4. Long-term calibration: Track intake air temperatures during real driving. Warmer track days require small adjustments because the speed of sound rises with temperature.

It is essential to document every iteration. High-speed logging devices can correlate stack length to throttle response and transient airflow. For motorsport applications governed by technical regulations, maintain a record of measurements, as some series restrict runner length.

Advanced Comparison of Materials and Manufacturing

Material	Thermal Conductivity (W/m·K)	Typical Wall Thickness (mm)	Notes
6061-T6 Aluminum	167	1.5-2.0	Easy to CNC and bead roll, but conducts heat quickly.
Carbon Fiber Reinforced Polymer	5-10	1.0-1.5	Low thermal growth; ideal for endurance racing where heat soak is a concern.
Titanium Grade 5	7	0.8-1.2	Exceptional strength-to-weight ratio; expensive but durable.
High-Temp Nylon (PA12)	0.25	2.0-3.0	3D-printable; allows iterative testing before final machining.

Further Reading and Authoritative References

Acoustic tuning of intake manifolds is covered extensively in publicly available research. The NASA Technical Reports Server includes experimental data on air column resonance that informs many motorsport applications. Those seeking a deeper thermodynamic foundation should review the work hosted by the U.S. Department of Energy, which explores combustion efficiency. Additionally, the MIT OpenCourseWare mechanical engineering courses cover wave dynamics in ducts, a critical prerequisite for understanding velocity stack behavior.

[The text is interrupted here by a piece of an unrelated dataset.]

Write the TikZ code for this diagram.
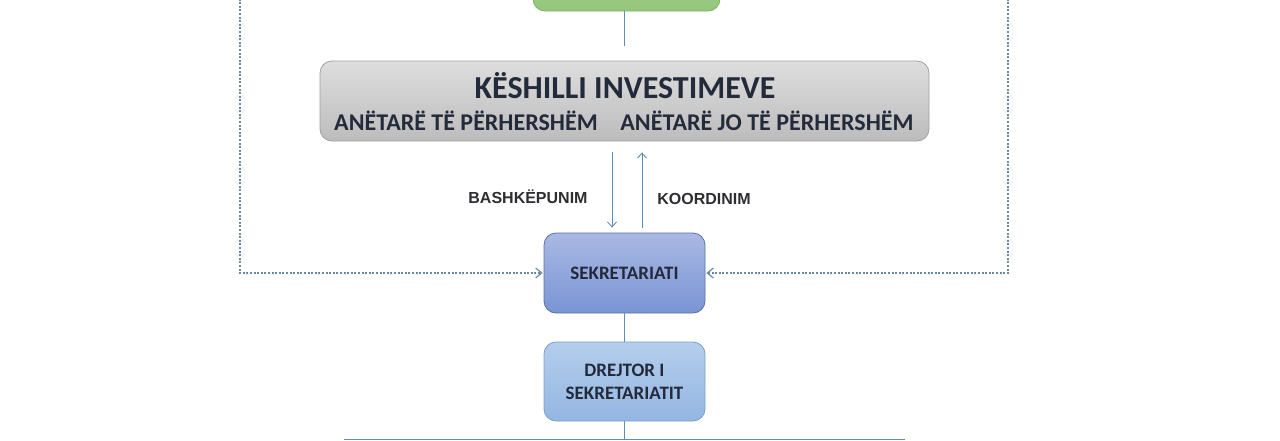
\documentclass[tikz,border=0pt]{standalone}
\usepackage{fontspec}
\setmainfont{Carlito}
\newfontfamily\labelfont{Liberation Sans}
\usetikzlibrary{arrows.meta}
\definecolor{linec}{RGB}{96,142,178}
\definecolor{dotc}{RGB}{105,138,165}
\definecolor{txtc}{RGB}{35,42,58}
\definecolor{lblc}{RGB}{45,45,50}
\tikzset{
  x=1pt, y=-1pt,
  boxbase/.style={rectangle, rounded corners=12pt, inner sep=0pt, align=center,
    font=\bfseries, text=txtc},
  greenbox/.style={boxbase, draw={rgb,255:red,125;green,178;blue,100}, line width=0.8pt,
    top color={rgb,255:red,160;green,205;blue,138}, bottom color={rgb,255:red,150;green,198;blue,126}},
  graybox/.style={boxbase, draw={rgb,255:red,160;green,160;blue,160}, line width=0.8pt,
    top color={rgb,255:red,222;green,222;blue,222}, bottom color={rgb,255:red,188;green,188;blue,188}},
  sekbox/.style={boxbase, draw={rgb,255:red,88;green,112;blue,170}, line width=0.8pt,
    top color={rgb,255:red,170;green,185;blue,228}, bottom color={rgb,255:red,122;green,148;blue,212}},
  drbox/.style={boxbase, draw={rgb,255:red,120;green,160;blue,205}, line width=0.8pt,
    top color={rgb,255:red,180;green,206;blue,236}, bottom color={rgb,255:red,148;green,182;blue,226}},
  conn/.style={draw=linec, line width=0.9pt},
  arr/.style={conn, -{Straight Barb[length=5pt,width=9pt]}},
  dotline/.style={draw=dotc, line width=2pt, dash pattern=on 2pt off 1.6pt,
    -{Straight Barb[length=6pt,width=10pt,line width=1.2pt,sep=0pt]}},
  lbl/.style={font=\labelfont\bfseries\fontsize{16}{19}\selectfont, text=lblc},
}
\begin{document}
\begin{tikzpicture}
\useasboundingbox (0,0) rectangle (1280,440);
% boxes
\node[greenbox, minimum width=187pt, minimum height=50pt] (green) at (626.5,-14) {};
\node[graybox, minimum width=609pt, minimum height=80pt] (kesh) at (624.5,101) {};
\node[font=\bfseries\fontsize{32}{36}\selectfont, text=txtc] (title) at (625,86) {KËSHILLI INVESTIMEVE};
\node[font=\bfseries\fontsize{24}{27}\selectfont, text=txtc] (perm) at (466,121) {ANËTARË TË PËRHERSHËM};
\node[font=\bfseries\fontsize{24}{27}\selectfont, text=txtc] (nonperm) at (767,121) {ANËTARË JO TË PËRHERSHËM};
\node[sekbox, minimum width=161pt, minimum height=80pt, font=\bfseries\fontsize{19}{22}\selectfont] (sek) at (624.5,273) {SEKRETARIATI};
\node[drbox, minimum width=161pt, minimum height=79pt, font=\bfseries\fontsize{19}{23}\selectfont] (dr) at (624.5,381.5) {DREJTOR I\\SEKRETARIATIT};
% labels
\node[lbl] (bash) at (528,197) {BASHKËPUNIM};
\node[lbl] (koord) at (704,199) {KOORDINIM};
% connectors
\draw[conn] (green.south -| kesh.north) -- ([yshift=15pt]kesh.north);
\draw[arr] ([xshift=-12.5pt,yshift=-11pt]kesh.south) -- ([xshift=-12.5pt,yshift=5pt]sek.north);
\draw[arr] ([xshift=17.5pt,yshift=5pt]sek.north) -- ([xshift=17.5pt,yshift=-11pt]kesh.south);
\draw[conn] (sek.south) -- (dr.north);
\coordinate (hl) at (344,439);
\coordinate (hr) at (905,439);
\draw[conn] (dr.south) -- (dr.south |- hl);
\draw[conn] (hl) -- (hr);
% dotted feedback lines
\coordinate (lt) at (240,-5);
\coordinate (rt) at (1008,-5);
\draw[dotline] (lt) |- ([xshift=-1pt]sek.west);
\draw[dotline] (rt) |- ([xshift=1pt]sek.east);
\end{tikzpicture}
\end{document}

By blending theory, measurement, and fabrication skills, engineers can wield the velocity stack length calculator as a repeatable tool. Every intake layout is unique, but the process remains the same: measure the existing geometry, calculate the tuned length, prototype, test, and refine. With disciplined iteration, even naturally aspirated engines can gain 3-6% torque within a carefully targeted band, translating to tenths of a second per lap. The reward is an intake note that sings at the exact RPM where the engine wants to breathe most.